If she really won't leave him and you seriously are worried for her or the child's health, the only other option you have is to report it the gardaí. But that is a big step to take and leaves you integrally involved until the case is settled in some way, so think long and hard, and exhaust every other possibility before going down this road.

flower81
Mar 4, 2009, 02:19 AM
I'm scared he will get worse because he would have found out she spoke to me about him.. and she will suffer not me

yaode3zy
Mar 4, 2009, 03:21 AM
yes i agree. whether she loves him or not she has to think of the baby and that is not a good environment for a baby.
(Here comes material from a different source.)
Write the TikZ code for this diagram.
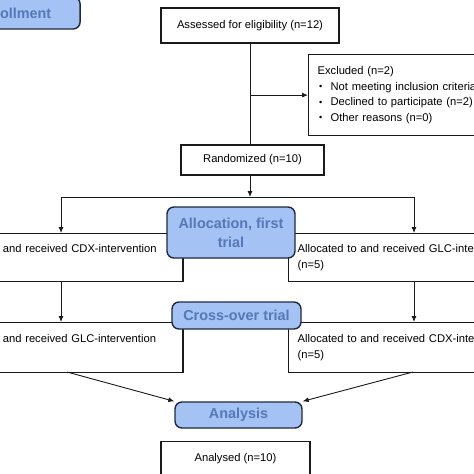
\documentclass[tikz,border=0pt]{standalone}
\usepackage{fontspec}
\setmainfont{Liberation Sans}
\usetikzlibrary{arrows.meta}
\definecolor{stagefill}{HTML}{A4C2F4}
\definecolor{stagetext}{HTML}{5479B6}
\definecolor{stageline}{HTML}{1E2A40}
\definecolor{boxline}{HTML}{1A1A1A}
\newcommand{\exitem}[1]{\hspace*{1.5pt}\makebox[11.5pt][l]{\raisebox{0.5pt}{\small\textbullet}}#1}

\begin{document}
\begin{tikzpicture}[
	x=1pt, y=-1pt,
	>={Latex[length=6pt,width=5pt]},
	flow/.style={draw=boxline, line width=0.9pt},
	box/.style={rectangle, draw=boxline, fill=white, line width=1.2pt, font=\fontsize{11.2}{16}\selectfont, inner sep=0pt},
	arm/.style={box, anchor=north west, minimum height=48pt, text width=234pt, inner xsep=9pt, align=left},
	stage/.style={rectangle, rounded corners=7pt, draw=stageline, fill=stagefill, line width=1.4pt, text=stagetext, font=\fontsize{14.4}{19}\selectfont\bfseries, align=center, inner sep=0pt}
	]
	\clip (0,0) rectangle (474,474);
	\fill[white] (0,0) rectangle (474,474);

	\node[box, minimum width=178pt, minimum height=35pt] (assess) at (250,25.5) {Assessed for eligibility (n=12)};
	\node[box, anchor=north west, minimum height=81pt, text width=200pt, inner xsep=9pt, align=left, font=\fontsize{11.2}{15.5}\selectfont] (excl) at (308,54)
		{Excluded (n=2)\\\exitem{Not meeting inclusion criteria}\\\exitem{Declined to participate (n=2)}\\\exitem{Other reasons (n=0)}};
	\node[box, minimum width=143pt, minimum height=30pt] (rand) at (252.5,160) {Randomized (n=10)};

	\node[arm] (cdxA) at (-69.6,233) {Allocated to and received CDX-intervention\\(n=5)};
	\node[arm] (glcA) at (288,233) {Allocated to and received GLC-intervention\\(n=5)};
	\node[arm, minimum height=50pt] (glcB) at (-69.6,322) {Allocated to and received GLC-intervention\\(n=5)};
	\node[arm, minimum height=50pt] (cdxB) at (288,322) {Allocated to and received CDX-intervention\\(n=5)};
	\node[box, anchor=north, minimum width=149pt, minimum height=33pt] (analysed) at (235.5,441) {Analysed (n=10)};

	\node[stage, minimum width=133pt, minimum height=32pt] (enrol) at (13.6,13) {Enrollment};
	\node[stage, minimum width=128pt, minimum height=51pt] (alloc) at (231,232.5) {Allocation, first\\trial};
	\node[stage, minimum width=129pt, minimum height=27pt] (cross) at (236.5,315.5) {Cross-over trial};
	\node[stage, minimum width=127pt, minimum height=26pt] (analysis) at (238.5,415) {Analysis};

	\coordinate (splitL) at (61,197);
	\coordinate (splitR) at (414,197);
	\coordinate (fromL) at (67,372);
	\coordinate (fromR) at (413,372);

	\draw[flow] (assess.south) -- (assess.south |- rand.north);
	\draw[flow,->] (assess.south |- excl.west) -- (excl.west);
	\draw[flow,->] (assess.south |- rand.south) -- (assess.south |- splitL);
	\draw[flow] (splitL) -- (splitR);
	\draw[flow,->] (splitL) -- (splitL |- cdxA.north);
	\draw[flow,->] (splitR) -- (splitR |- glcA.north);
	\draw[flow,->] (splitL |- cdxA.south) -- (splitL |- glcB.north);
	\draw[flow,->] (splitR |- glcA.south) -- (splitR |- cdxB.north);
	\draw[flow,->] (fromL) -- (analysis.north west);
	\draw[flow,->] (fromR) -- (analysis.north east);
\end{tikzpicture}
\end{document}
This is exactly what you should do. If she decides she wants to stay with him, then all you can do is support her... Sad situation, but be her reminder of what the reality of the situation is because relationships tends to blind people from the truth.

flower81
Mar 5, 2009, 04:44 AM
Its true.
Ill do my best and be a good friend to her

posey_84
Mar 5, 2009, 06:23 AM
Yeah flower81 unfortunately that's all u can do- just be a good friend to her and be there when it all falls apart without the 'i told u so'. U can advise her what to do but she has to make the move herself xx good luck xx

MiSSsy111222
Mar 5, 2009, 07:05 AM
You are in the same situation that I was in. my friend was the same, abusive relationship and she is pregnant with his child now. Feel free to look up my thread "my friend needs help" there is some good advice on there.